A loaded narrowbody at taxi speed. Two ground vehicles crossing without clearance. The stopping distance on asphalt is unforgiving, and Frontier's pilots used all of it.
The LAX taxiway incident reads like a near-miss. It's actually a systems failure — one that's been waiting to happen because airport surface surveillance was architected around aircraft transponders, not the trucks and tugs that share the same pavement.
ASDE-X is the FAA's surface detection backbone, combining transponder data with multilateration to build a real-time picture of aircraft movement. At a complex airport like LAX — 700-plus daily operations, parallel runways, crossing taxiway geometry — that picture is essential. But it has a gap: ground vehicle coverage is inconsistent, dependent on whether individual vehicles carry compatible transponders. Many don't.
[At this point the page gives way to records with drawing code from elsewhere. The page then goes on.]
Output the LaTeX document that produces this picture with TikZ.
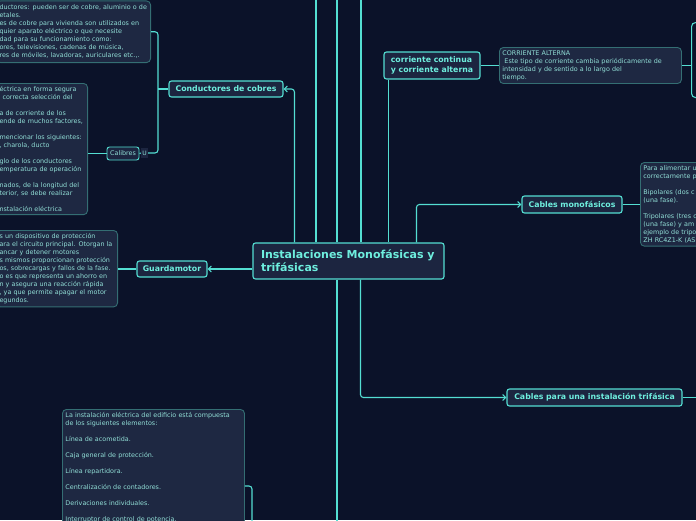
\documentclass[tikz,border=0pt]{standalone}
\usepackage{fontspec}
\setmainfont{DejaVu Sans}
\usetikzlibrary{arrows.meta,positioning,calc}
\definecolor{bgcol}{RGB}{11,18,41}
\definecolor{lncol}{RGB}{84,222,210}
\definecolor{nfill}{RGB}{28,37,64}
\definecolor{ntext}{RGB}{110,238,222}
\definecolor{tfill}{RGB}{30,40,66}
\definecolor{tline}{RGB}{52,110,115}
\definecolor{ttext}{RGB}{145,222,214}
\tikzset{
  topic/.style={draw=lncol,line width=1.1pt,fill=nfill,rounded corners=2.5pt,text=ntext,font=\bfseries\fontsize{7.8}{9.5}\selectfont,inner sep=0pt,align=left},
  note/.style={draw=tline,line width=0.9pt,fill=tfill,rounded corners=4pt,text=ttext,font=\fontsize{6.4}{8}\selectfont,inner sep=3pt,align=left},
  conn/.style={draw=lncol,line width=1.1pt},
  arr/.style={conn,-{Straight Barb[length=3pt,width=6pt]}},
}

\begin{document}
\begin{tikzpicture}[x=1pt,y=-1pt]
\useasboundingbox (0,0) rectangle (696,520);
\fill[bgcol] (0,0) rectangle (696,520);
% central topic and main branches
\node[topic,font=\bfseries\fontsize{11}{13}\selectfont,minimum width=191pt,minimum height=36pt,text width=175pt] (main) at (348.5,261) {\mbox{Instalaciones Monofásicas y}\\trifásicas};
\node[topic,minimum width=114pt,minimum height=16pt] (cobres) at (226,89) {Conductores de cobres};
\node[topic,minimum width=70pt,minimum height=16pt] (guarda) at (172,269) {Guardamotor};
\node[topic,minimum width=96pt,minimum height=27pt] (corr) at (432,65.5) {corriente continua\\y corriente alterna};
\node[topic,minimum width=100pt,minimum height=17pt] (mono) at (572,204.5) {Cables monofásicos};
\node[topic,minimum width=175pt,minimum height=17pt] (tri) at (594.5,397.5) {Cables para una instalación trifásica};
\node[topic,font=\fontsize{6.4}{7}\selectfont,text=ttext,line width=0.9pt,minimum width=32pt,minimum height=13pt] (calib) at (123,153.5) {Calibres};
\node[fill=nfill,text=ttext,font=\fontsize{6}{7}\selectfont,minimum width=7pt,minimum height=10pt,inner sep=0pt] (ubox) at (144.5,153) {U};
\node[draw=lncol,line width=1.1pt,fill=bgcol,rounded corners=4pt,minimum width=30pt,minimum height=75pt,inner sep=0pt,anchor=north west] (rbox) at (691,22) {};
% notes
\node[note,inner ysep=4pt,text width=148pt,anchor=south east] (txtcobre) at (151,63) {ductores: pueden ser de cobre, aluminio o de\\
etales.\\
es de cobre para vivienda son utilizados en\\
quier aparato eléctrico o que necesite\\
dad para su funcionamiento como:\\
ores, televisiones, cadenas de música,\\
res de móviles, lavadoras, auriculares etc.,.};
\node[note,text width=85pt,anchor=north east] (txtcalib) at (88,83) {éctrica en forma segura\\
\hspace*{3pt}correcta selección del\\[8pt]
a de corriente de los\\
ende de muchos factores,\\[8pt]
mencionar los siguientes:\\
, charola, ducto\\[8pt]
glo de los conductores\\
emperatura de operación\\[8pt]
nados, de la longitud del\\
terior, se debe realizar\\[8pt]
nstalación eléctrica};
\node[note,text width=115pt,anchor=north east] (txtguarda) at (118,230) {s un dispositivo de protección\\
ara el circuito principal. Otorgan la\\
ancar y detener motores\\
s mismos proporcionan protección\\
os, sobrecargas y fallos de la fase.\\
o es que representa un ahorro en\\
n y asegura una reacción rápida\\
, ya que permite apagar el motor\\
egundos.};
\node[note,text width=176pt,anchor=north west] (txtedif) at (62,409) {La instalación eléctrica del edificio está compuesta\\
de los siguientes elementos:\\[8pt]
Línea de acometida.\\[8pt]
Caja general de protección.\\[8pt]
Línea repartidora.\\[8pt]
Centralización de contadores.\\[8pt]
Derivaciones individuales.\\[8pt]
Interruptor de control de potencia.};
\node[note,text width=176pt,anchor=north west] (txtalt) at (499,47) {CORRIENTE ALTERNA\\
\hspace*{2pt}Este tipo de corriente cambia periódicamente de\\
intensidad y de sentido a lo largo del\\
tiempo.};
\node[note,text width=70pt,anchor=north west] (txtmono) at (640,162) {Para alimentar u\\
correctamente p\\[8pt]
Bipolares (dos c\\
(una fase).\\[8pt]
Tripolares (tres c\\
(una fase) y am\\
ejemplo de tripo\\
ZH RC4Z1-K (AS};
% free ends off the page
\coordinate (up1) at (316,-5);
\coordinate (up2) at (337,-5);
\coordinate (up3) at (361,-5);
\coordinate (dn1) at (337,525);
\coordinate (dn2) at (252,525);
\coordinate (jd) at (252,486);
\coordinate (jc) at (158,89);
\coordinate (rt) at (700,397.5);
% connectors
\draw[arr,rounded corners=3pt] ([xshift=42pt]main.north west) |- (cobres.east);
\draw[conn] (up1 |- main.north) -- (up1);
\draw[conn] (up2 |- main.north) -- (up2);
\draw[conn] (up3 |- main.north) -- (up3);
\draw[conn] (dn1 |- main.south) -- (dn1);
\draw[conn] ([xshift=5pt]corr.south west) -- ([xshift=5pt]corr.south west |- main.north);
\draw[arr,rounded corners=3pt] ([xshift=164pt]main.north west) |- (mono.west);
\draw[arr,rounded corners=3pt] ([xshift=108pt]main.south west) |- (tri.west);
\draw[arr] (main.west |- guarda.east) -- (guarda.east);
\draw[conn] (cobres.west) -- (jc);
\draw[conn,rounded corners=3pt] (txtcobre.east) -| (jc) |- (ubox.east);
\draw[conn] (calib.east) -- (ubox.west);
\draw[conn] (calib.west) -- (calib.west -| txtcalib.east);
\draw[conn] (guarda.west) -- (guarda.west -| txtguarda.east);
\draw[conn] (corr.east) -- (corr.east -| txtalt.west);
\draw[conn] (txtalt.east) -- (txtalt.east -| rbox.west);
\draw[conn] (mono.east) -- (mono.east -| txtmono.west);
\draw[conn] (tri.east) -- (rt);
\draw[conn,rounded corners=3pt] (jd -| txtedif.east) -| (dn2);
\end{tikzpicture}
\end{document}
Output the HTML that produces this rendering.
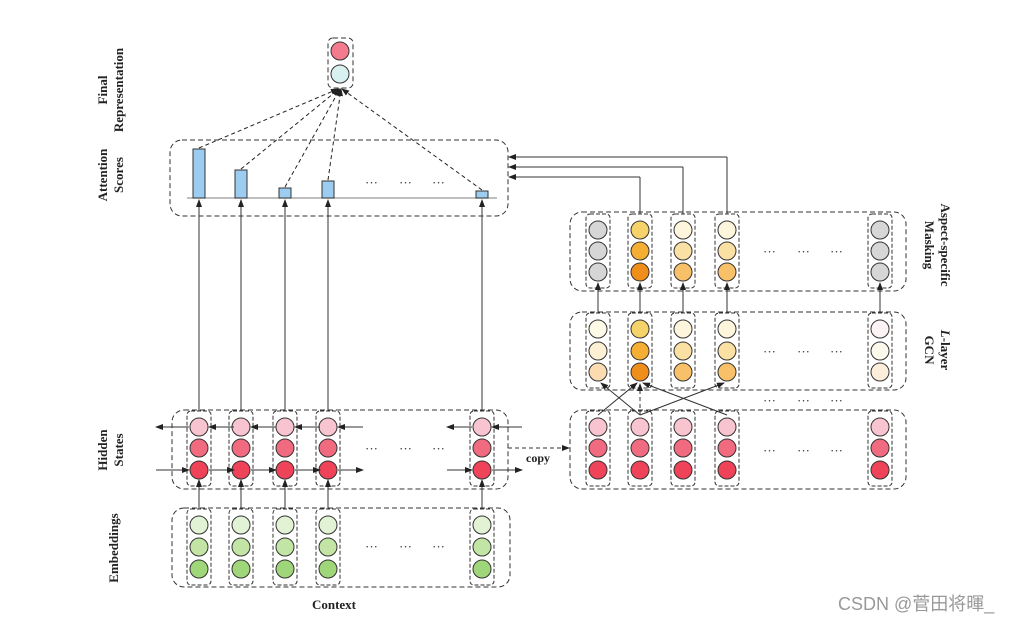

That gap is precisely where incursions live. NTSB surface safety studies identify loss of positional awareness among ground vehicle operators as a primary factor in taxiway and runway conflicts. The system sees the Frontier aircraft. It may not see the truck.
This isn't a new problem with a new name. The fatal Air Canada crash brought ground vehicle transponder gaps back into regulatory focus — but focus isn't infrastructure. Closing the surveillance blind spot means retrofitting an entire ecosystem of airport ground equipment: fuel trucks, tugs, follow-me vehicles, maintenance rigs. Each one needs hardware. Each one needs a maintenance chain. Each airport has hundreds of them.
Writing a new procedure is fast. Equipping a ground fleet is slow, expensive, and unglamorous. So the architecture stays incomplete, and pilots keep finding out the hard way what the system couldn't tell them.
The radar sees the sky just fine. It's the asphalt that keeps surprising everyone.